Duymuşsunuzdur bu sözü, "Merdi kipti şecaat arz ederken sirkatin söyler" yani "çingenenin merdi kendini överken hırsızlığını söyler". İşte bazı sıfatında sendikacı yazanlar, sözüm ona işçinin hakkını savunurken işçiye kölelik istediler. Kim mi bunlar? Hak-İş’e bağlı Özgıda-İş Sendikası Genel Başkan Yardımcısı ve Doğu Karadeniz Bölge Başkanı.
Çaykur’daki mevsimlik işçi sorununa güya çözüm arıyorlar. Şimdi öncelikle Çaykur konusunu işleyelim. Ardından onların çözümü özel istihdam bürolarına geleceğiz. Çaykur Türkiye’nin ilk ve uzun yıllar tek çay üreticisiydi. Sektörde özel girişimcilerin üretim ve paketleme faaliyetine başlaması 1984 yılında yayınlanan 3092 sayılı Çay Kanunu ile oldu. Bu kanun ile çaydaki devlet tekeli kaldırılarak, çay tarımı, üretimi, işlenmesi ve satışı serbest bırakıldı. Özel sektör yıllar içerisinde çay piyasasında pazar payını artırarak Çaykur’la başa baş duruma geldi. Başlangıçta yüzde 95100 olan kamu payı 2016 yılına geldiğimizde yüzde 50-55 seviyelerine düştü. 2015 yılında hasat edilen yaş çay yaprağının 681.000 tonu Çaykur tarafından, geri kalan 637.000 ton çay özel sektör firmaları tarafından satın alındı. Çaykur bugün satın aldığı yaş çay yaprağını 47 fabrikasında işliyor. Bölgede 150 civarında da özel sektör fabrikası bulunuyor.
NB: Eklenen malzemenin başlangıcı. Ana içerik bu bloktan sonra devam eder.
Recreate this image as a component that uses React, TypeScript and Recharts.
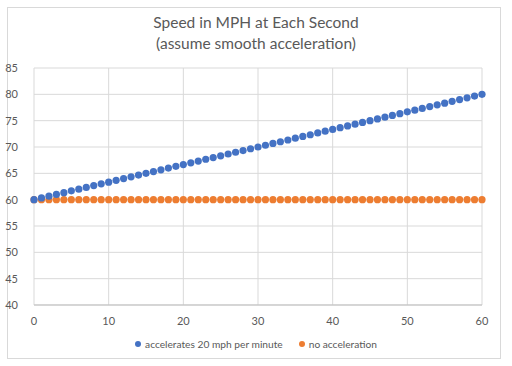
import React from 'react';
import { ScatterChart, Scatter, XAxis, YAxis, CartesianGrid } from 'recharts';

// seconds 0..60
const seconds = [
  0, 1, 2, 3, 4, 5, 6, 7, 8, 9, 10, 11, 12, 13, 14, 15, 16, 17, 18, 19, 20,
  21, 22, 23, 24, 25, 26, 27, 28, 29, 30, 31, 32, 33, 34, 35, 36, 37, 38, 39, 40,
  41, 42, 43, 44, 45, 46, 47, 48, 49, 50, 51, 52, 53, 54, 55, 56, 57, 58, 59, 60,
];

const accelerating = [
  60, 60.33, 60.67, 61, 61.33, 61.67, 62, 62.33, 62.67, 63, 63.33,
  63.67, 64, 64.33, 64.67, 65, 65.33, 65.67, 66, 66.33, 66.67,
  67, 67.33, 67.67, 68, 68.33, 68.67, 69, 69.33, 69.67, 70,
  70.33, 70.67, 71, 71.33, 71.67, 72, 72.33, 72.67, 73, 73.33,
  73.67, 74, 74.33, 74.67, 75, 75.33, 75.67, 76, 76.33, 76.67,
  77, 77.33, 77.67, 78, 78.33, 78.67, 79, 79.33, 79.67, 80,
];

const constant = [
  60, 60, 60, 60, 60, 60, 60, 60, 60, 60, 60,
  60, 60, 60, 60, 60, 60, 60, 60, 60, 60,
  60, 60, 60, 60, 60, 60, 60, 60, 60, 60,
  60, 60, 60, 60, 60, 60, 60, 60, 60, 60,
  60, 60, 60, 60, 60, 60, 60, 60, 60, 60,
  60, 60, 60, 60, 60, 60, 60, 60, 60, 60,
];

const xTicks = [0, 10, 20, 30, 40, 50, 60];
const yTicks = [40, 45, 50, 55, 60, 65, 70, 75, 80, 85];

const seriesNames = ['accelerates 20 mph per minute', 'no acceleration'];
const BLUE = '#4472C4';
const ORANGE = '#ED7D31';
const TEXT = '#595959';
const FONT = 'Lato, "Open Sans", sans-serif';

const blueData = seconds.map((s, i) => ({ x: s, y: accelerating[i] }));
const orangeData = seconds.map((s, i) => ({ x: s, y: constant[i] }));

const dot = (color: string) => (props: any) => (
  <circle cx={props.cx} cy={props.cy} r={3.6} fill={color} />
);

export default function App() {
  return (
    <div style={{ position: 'absolute', left: 0, top: 0, width: 512, height: 366, background: '#fff', fontFamily: FONT }}>
      <div
        style={{
          position: 'absolute', left: 7, top: 7, width: 494, height: 352,
          border: '1px solid #d9d9d9', boxSizing: 'border-box',
        }}
      />
      <div
        style={{
          position: 'absolute', left: 0, top: 12, width: 512, textAlign: 'center',
          fontSize: 15.5, lineHeight: '21px', color: TEXT,
        }}
      >
        Speed in MPH at Each Second
        <br />
        (assume smooth acceleration)
      </div>
      <div style={{ position: 'absolute', left: 0, top: 0 }}>
        <ScatterChart width={512} height={366} margin={{ top: 68, right: 30, bottom: 36, left: 4 }}>
          <CartesianGrid stroke="#d9d9d9" strokeWidth={1} />
          <XAxis
            type="number"
            dataKey="x"
            domain={[0, 60]}
            ticks={xTicks}
            tickLine={false}
            axisLine={{ stroke: '#bfbfbf' }}
            tick={{ fontSize: 11, fill: TEXT, fontFamily: FONT }}
            tickMargin={6}
            height={25}
          />
          <YAxis
            type="number"
            dataKey="y"
            domain={[40, 85]}
            ticks={yTicks}
            tickLine={false}
            axisLine={false}
            tick={{ fontSize: 11, fill: TEXT, fontFamily: FONT }}
            tickMargin={10}
            width={30}
          />
          <Scatter data={orangeData} fill={ORANGE} shape={dot(ORANGE)} isAnimationActive={false} />
          <Scatter data={blueData} fill={BLUE} shape={dot(BLUE)} isAnimationActive={false} />
        </ScatterChart>
      </div>
      <div
        style={{
          position: 'absolute', left: 0, top: 336, width: 512, display: 'flex',
          justifyContent: 'center', fontSize: 10.2, color: TEXT, lineHeight: '16px',
        }}
      >
        {seriesNames.map((name, i) => (
          <div key={name} style={{ display: 'flex', alignItems: 'center', marginRight: i === 0 ? 16 : 0 }}>
            <span
              style={{
                display: 'inline-block', width: 6, height: 6, borderRadius: 3,
                background: i === 0 ? BLUE : ORANGE, marginRight: 4,
              }}
            />
            {name}
          </div>
        ))}
      </div>
    </div>
  );
}
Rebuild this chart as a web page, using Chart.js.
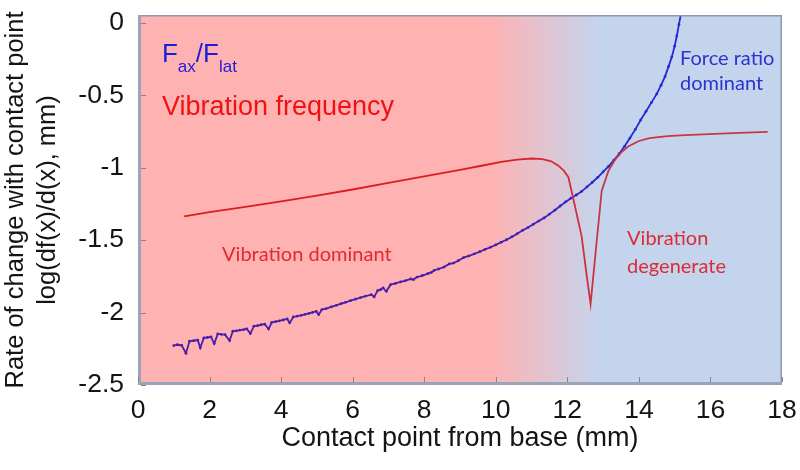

Tablo böyle iken kalkıp "Çaykur’da mevsimlik işçileri daimi yapacağız ya da 8 ay çalışır duruma getireceğiz" demek komik oluyor. Özel sektörün hakim olduğu piyasada şartları artık devlet belirlemez. Çaykur artık özel sektörden kalanı işleyebilen bir duruma getirildi ve her geçen yıl da artarak devam ediyor. Öyleyse önce piyasacı anlayışı değiştirmemiz gerekiyor. Mevsimlik işçi aynı zamanda çay üreticisidir de. Eğer bu üreticiler çayını Çaykur’a değil de, özel sektöre veriyorsa bunun sebeplerini devlet de, o kurumda çalışan işçi de, örgütlü olan sendika da düşünmeli. Piyasacı anlayışı sorgulamadan ve yargılamadan sendikacılık yapılmaz. İşçinin hakkı da hukuku da piyasada değer bulmaz. O ancak sosyal devlet anlayışı içerisinde yer bulur kendisine. Çaykur kapasitesini tam kullanamaz ise var olan fabrikalarını kapatır ise değil mevsimlik işçiyi daimi yapması, var olan işçi sayısını bile koruyamaz. Gerçek rakamlarla ortada. Kelime oyunları yapmaya gerek yok. İşçinin ağzına bir kaşık balı çalmaktaki amacınız yine kendisini gizleyemedi.
BÖYLE SENDİKACI MI OLUR?
Diyorlar ki, "Hükümet sendikalara özel istihdam bürosu kurma yetkisi versin." Öyle olursa imiş mevsimlik işçinin sorunu çözülürmüş. Yani "Biz Çaykur’daki hazır potansiyeli köle olarak kiraya vermeye hazırız, lütfen bize yardım edin" diyorlar. Daha neler duyacağız? Bunu işi sendikacılık olan ve işçinin haklarını korumak, geliştirmek gibi görevleri olan kişiler söylüyor. Bir de buna vatan ve bayrak sevgisine bağlayarak, ”Vatan ve bayrak sevgisi olanlar daha iyi yerlere gelmeli" diyorlar. Vatanı sevmek işçiye düşman olmak mı? Acaba özel istihdam bürolanyla işçilerin neler kaybedeceğinden bu sendikacıların haberi var mı? Bilmiyorsanız bari susun ya da sendikacılığı bırakın. Çaykur işçisi bu oyuna gelmesin en azından. Acı zehiri bala bulayarak yutturmaya kalkanlara bu sefer izin vermesin. Sendikacılığı işçi simsarlığıyla karıştıranlarla, kendisine yıllarca hizmet edenleri aynı kefeye koymayıp yanlışından dönsün.